I then got to thinking about the pump more. Not only did the pump not work, but the built-in light didn't either. Combined with the fact that it had started up briefly again suggested to me that perhaps it wasn't an overheating problem, but maybe a loose wire shaken by the vibration of the pump while it's operating. Opening the pump housing required a phillips screwdriver. I grabbed the swiss knife from the van and was disappointed to find that although it was equipped with a corkscrew, there was no phillips screwdriver. Rats. I went through all the compartments in the van to see if I'd stashed some tools anywhere, but of course I hadn't. I then remembered I had another swiss army knife in my pack. This one, to some surprise, had the screwdriver I needed. I took out the five screws and removed the back before starting to look around at the wiring. Almost immediately a broken wire jumped out at me. Normally I would get out my soldering iron in such a case, reconnect the wire and be on my way, but of course I had no tool handy. As a kludge, I figured if I could strip off enough insulation, I could probably just twist the wire around the connection to get it to work. Using a knife blade, I stripped an inch of insulation off, twisted the wire strands together, then twisted the bare wire around the connector it had broken off of. Voila! I felt like MacGyver.

Two and a half hours later, I was finally on my way again. I drove easily over this first significant patch of snow and got perhaps a mile up the road before finding a shaded section with far more snow. I drove into about 8" of snow and got stopped with the wheels churning slowly, but going nowhere. Ouch. I put the car in reverse and was happy to have it dig it's way back out. I got out to examine the road. Someone else had driven in before me, getting perhaps five feet further before getting stopped. No one had made it past this point. Perhaps if the snow was frozen I might be able to drive it, but that was a risky venture at best and besides, it would be well into the night before it was cold enough to refreeze. While I was musing how Matthew had found conditions manageable, I suddenly realized he probably hadn't come up over Sherman Pass but had taken the Canebrake Rd on the east side of the range. Doh! I hadn't even thought to ask him about this (but did later). Well, here I was, about a mile further than the last time I had come up here, but far too committed to drive all the way around to the other side. Besides, the peak I wanted most was Sirretta North which was still easier from this side of Sherman Pass. I had an additional advantage over last time in that I had also brought snow shoes with me, something I could have used the previous month. Doing some rough calculations on the route and remaining daylight, I decided I could probably get to Sirretta and back just before, or perhaps just after the sun went down, depending on conditions. I quickly gathered up my gear, strapped on the snowshoes, and headed out.

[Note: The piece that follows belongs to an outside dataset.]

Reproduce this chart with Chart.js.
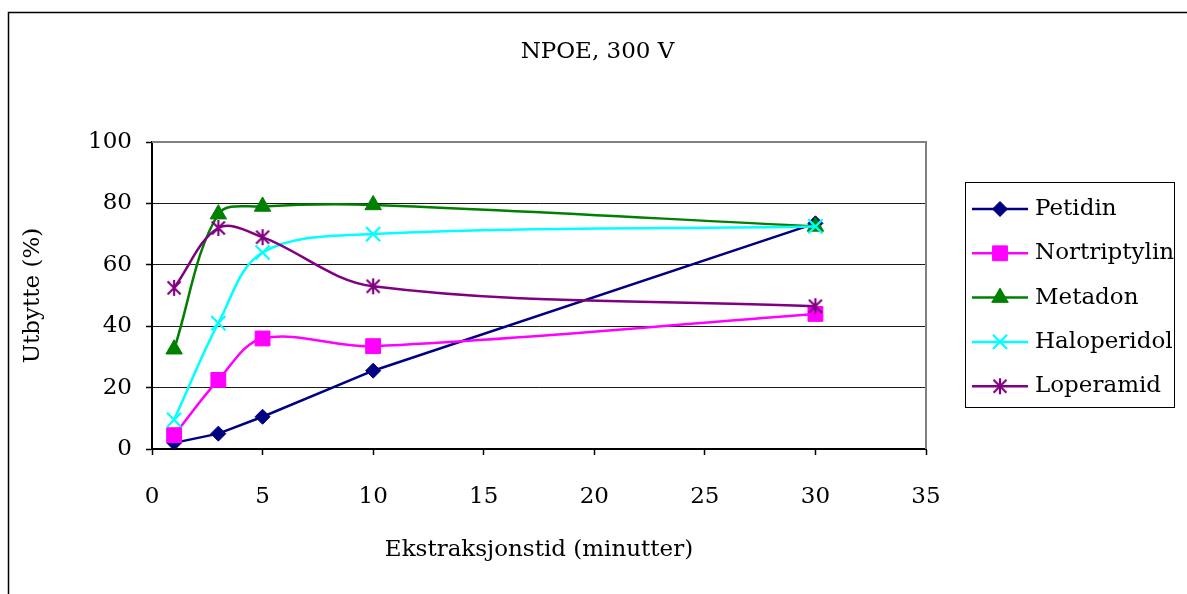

Sirretta North is just under 10,000ft with almost 1,700ft of prominence. It is just three feet higher than the SPS summit of Sirretta Peak, less than half a mile the south. Though pretty much unknown, Sirretta North is the highest peak in the Southern Sierra south of the Golden Trout Wilderness, a stretch of more than 70 miles. It can most easily be reached from the south via Big Meadow, a hike of less than four miles, one way. In wintertime the road to reach Big Meadow is gated closed, making the approach from the north via Round Meadow Rd the easiest, a distance of about 5.5 miles. It was this route that I planned to use with the aid of snowshoes.

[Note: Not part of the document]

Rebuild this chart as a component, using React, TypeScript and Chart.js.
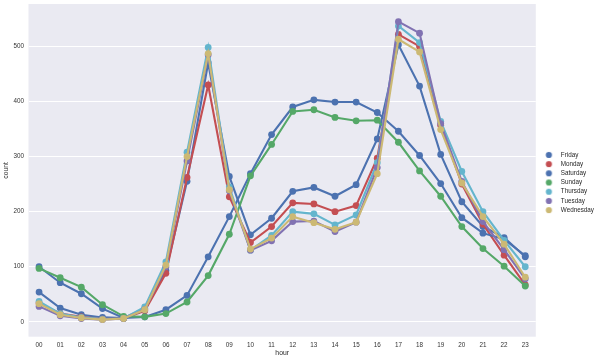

I reached the junction of Round Meadow Rd and Sherman Pass Rd in about 15 minutes, then spent the next hour hiking along the road to Round Meadow and beyond to Mosquito Meadow. There was 3-6" of snow on most of the road, snowmobiles having conveniently packed it for easier foot travel. There were some dry sections of road that called for the snowshoes to come off, but more than 80% of the route was covered in the white stuff. I passed by several trail junctions along the way and a speed limit sign I would be hard pressed to exceed. At Mosquito Meadow I took a spur road to the left that led somewhat higher than the main road, ending near a ravine where I planned to begin ascending towards the main ridge. From this point I was just over a mile and a half from the summit and it would take me the better part of the next hour to complete the cross-country route to the base of the rocky summit. I left my snowshoes at the bottom of the summit on the west side, then scrambled the easy class 3 rock for the last 30ft or so to reach the highest point.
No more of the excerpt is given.